Rounding sensibly reinforces the idea that electronegativity supports trends, not exact predictions.

Misconception 4: Electronegativity belongs only to isolated atoms

Tabulated electronegativity values refer to atoms in idealized reference states. In real molecules, effective electronegativity shifts with oxidation state, hybridization, and bonding environment.

This is why oxygen in a peroxide behaves differently from oxygen in a carbonyl group, even though the elemental electronegativity is the same.

Practical tips for using electronegativity effectively

When predicting bond polarity, focus first on relative comparisons rather than numerical subtraction. Asking which atom is more electronegative often answers the chemical question more directly than calculating Δχ.

Use electronegativity alongside Lewis structures, formal charges, and molecular geometry. These tools reinforce each other and reduce reliance on any single number.

When calculating electronegativity from formulas, write out the steps explicitly. This slows down errors and helps you see how physical quantities connect to chemical behavior.

How to think like a chemist when using electronegativity

Electronegativity works best as a reasoning aid, not a shortcut to answers.
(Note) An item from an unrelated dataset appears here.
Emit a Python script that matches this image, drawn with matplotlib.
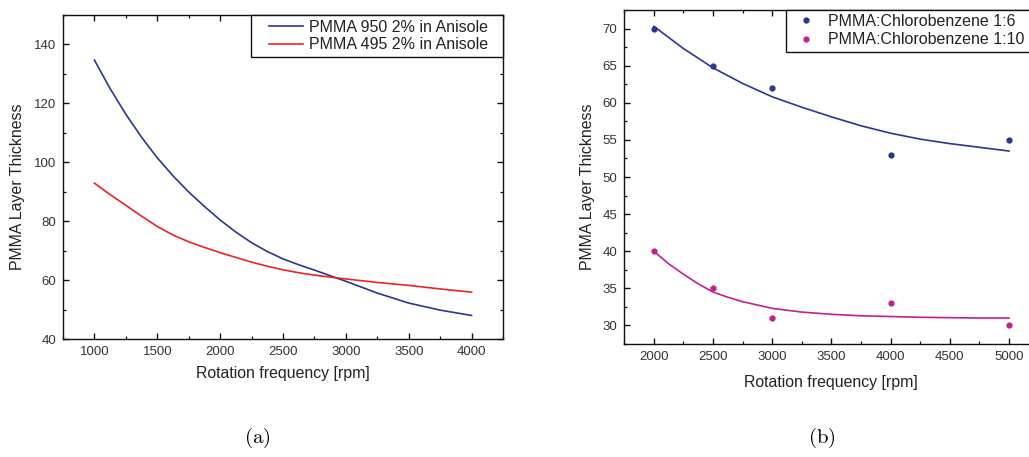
import matplotlib
matplotlib.use("Agg")
import matplotlib.pyplot as plt
from matplotlib.ticker import MultipleLocator
from matplotlib.patches import Rectangle

plt.rcParams['font.family'] = ['Liberation Sans', 'DejaVu Sans']
plt.rcParams['mathtext.fontset'] = 'cm'

# ---- panel (a) data ----
rpm_a = [1000, 1125, 1250, 1375, 1500, 1625, 1750, 1875, 2000, 2125, 2250, 2375,
         2500, 2625, 2750, 2875, 3000, 3250, 3500, 3750, 4000]
pmma950 = [134.7, 125.0, 116.3, 108.5, 101.5, 95.4, 89.9, 85.0, 80.4, 76.3, 72.7, 69.7,
           67.2, 65.2, 63.4, 61.5, 59.6, 55.6, 52.2, 49.8, 48.0]
pmma495 = [92.9, 89.0, 85.4, 81.7, 78.2, 75.3, 73.0, 71.1, 69.3, 67.7, 66.1, 64.7,
           63.5, 62.5, 61.7, 61.0, 60.4, 59.2, 58.2, 57.0, 55.9]
labels_a = ['PMMA 950 2% in Anisole', 'PMMA 495 2% in Anisole']

# ---- panel (b) data ----
rpm_pts = [2000, 2500, 3000, 4000, 5000]
cb16_pts = [70, 65, 62, 53, 55]
cb110_pts = [40, 35, 31, 33, 30]
rpm_fit16 = [2000, 2250, 2500, 2750, 3000, 3250, 3500, 3750, 4000, 4250, 4500, 4750, 5000]
cb16_fit = [70.3, 67.3, 64.7, 62.6, 60.8, 59.4, 58.1, 56.9, 55.9, 55.1, 54.5, 54.0, 53.5]
rpm_fit110 = [2000, 2125, 2250, 2375, 2500, 2625, 2750, 3000, 3250, 3500, 3750, 4000,
              4250, 4500, 4750, 5000]
cb110_fit = [40.0, 38.3, 36.9, 35.6, 34.5, 33.8, 33.2, 32.3, 31.8, 31.5, 31.3, 31.2,
             31.1, 31.05, 31.0, 31.0]
labels_b = ['PMMA:Chlorobenzene 1:6', 'PMMA:Chlorobenzene 1:10']

BLUE = '#2b3592'
RED = '#ec2228'
MAGENTA = '#c2208e'
TICKC = '#333333'
TXT = '#222222'

W, H = 1029, 457
fig = plt.figure(figsize=(W / 100, H / 100), dpi=100)

def px_axes(l, r, t, b):
    return fig.add_axes([l / W, (H - b) / H, (r - l) / W, (b - t) / H])

def style(ax):
    for s in ax.spines.values():
        s.set_linewidth(1.0)
        s.set_color('#111111')
    ax.tick_params(which='both', direction='in', top=True, right=True,
                   labelsize=9.5, labelcolor=TICKC, color='#111111')
    ax.tick_params(which='major', length=4, width=1.0, pad=5)
    ax.tick_params(which='minor', length=2.2, width=0.9)

def frame_box(l, r, t, b):
    fig.patches.append(Rectangle((l / W, 1 - b / H), (r - l) / W, (b - t) / H,
                                 transform=fig.transFigure, fill=True,
                                 facecolor='white', edgecolor='#111111',
                                 linewidth=1.0, zorder=5))

# panel (a)
ax1 = px_axes(63, 503, 15, 339)
ax1.plot(rpm_a, pmma950, color=BLUE, lw=1.2, label=labels_a[0])
ax1.plot(rpm_a, pmma495, color=RED, lw=1.2, label=labels_a[1])
ax1.set_xlim(750, 4250)
ax1.set_ylim(40, 150)
ax1.xaxis.set_minor_locator(MultipleLocator(250))
ax1.yaxis.set_minor_locator(MultipleLocator(10))
ax1.set_xticks([1000, 1500, 2000, 2500, 3000, 3500, 4000])
ax1.set_yticks([40, 60, 80, 100, 120, 140])
style(ax1)
ax1.set_xlabel('Rotation frequency [rpm]', fontsize=11.4, color=TXT)
ax1.set_ylabel('PMMA Layer Thickness', fontsize=11.4, color=TXT)
ax1.xaxis.label.set_va('center')
ax1.yaxis.label.set_va('center')
ax1.xaxis.set_label_coords(0.5, -0.105)
ax1.yaxis.set_label_coords(-0.1045, 0.47)

# panel (b)
ax2 = px_axes(624.3, 1038.6, 10, 344)
ax2.plot(rpm_fit16, cb16_fit, color=BLUE, lw=1.2)
ax2.plot(rpm_fit110, cb110_fit, color=MAGENTA, lw=1.2)
ax2.plot(rpm_pts, cb16_pts, 'o', color=BLUE, ms=3.5, label=labels_b[0])
ax2.plot(rpm_pts, cb110_pts, 'o', color=MAGENTA, ms=3.5, label=labels_b[1])
ax2.set_xlim(1750, 5250)
ax2.set_ylim(27.5, 72.5)
ax2.xaxis.set_minor_locator(MultipleLocator(250))
ax2.yaxis.set_minor_locator(MultipleLocator(2.5))
ax2.set_xticks([2000, 2500, 3000, 3500, 4000, 4500, 5000])
ax2.set_yticks([30, 35, 40, 45, 50, 55, 60, 65, 70])
style(ax2)
ax2.set_xlabel('Rotation frequency [rpm]', fontsize=11.4, color=TXT)
ax2.set_ylabel('PMMA Layer Thickness', fontsize=11.4, color=TXT)
ax2.xaxis.label.set_va('center')
ax2.yaxis.label.set_va('center')
ax2.xaxis.set_label_coords(0.499, -0.114)
ax2.yaxis.set_label_coords(-0.09, 0.47)

# legends: frames drawn explicitly, entries via legend without frame
frame_box(251, 503, 15, 57)
frame_box(786, 1045, 10, 52)

leg1 = fig.legend(*ax1.get_legend_handles_labels(), loc='upper left',
                  bbox_to_anchor=(269 / W, 1 - 19.5 / H), bbox_transform=fig.transFigure,
                  frameon=False, borderpad=0, borderaxespad=0, fontsize=11.5,
                  handlelength=2.1, handletextpad=0.38, labelspacing=0.17)
leg1.set_zorder(6)
leg2 = fig.legend(*ax2.get_legend_handles_labels(), loc='upper left',
                  bbox_to_anchor=(795 / W, 1 - 14 / H), bbox_transform=fig.transFigure,
                  frameon=False, borderpad=0, borderaxespad=0, fontsize=11.5,
                  handlelength=1.4, handletextpad=0.68, labelspacing=0.2, numpoints=1)
leg2.set_zorder(6)
for lg in (leg1, leg2):
    for t in lg.get_texts():
        t.set_color(TXT)

fig.text(257 / W, 1 - 438 / H, r'$\mathrm{(a)}$', fontsize=15, ha='center', va='center')
fig.text(822 / W, 1 - 438 / H, r'$\mathrm{(b)}$', fontsize=15, ha='center', va='center')

fig.savefig('out.png', dpi=100)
Its value lies in explaining why electrons shift, bonds polarize, and reactions favor certain pathways.

By treating electronegativity as a model grounded in experiment and theory, you gain insight rather than just results.

Final perspective

Learning how to calculate electronegativity is only part of the goal; learning how to interpret it wisely is what makes it powerful. When used carefully, it connects atomic properties to bonding, structure, and reactivity in a coherent way.

With clear assumptions, consistent scales, and thoughtful interpretation, electronegativity becomes one of the most versatile concepts in chemistry, supporting everything from introductory bonding models to deeper theoretical understanding.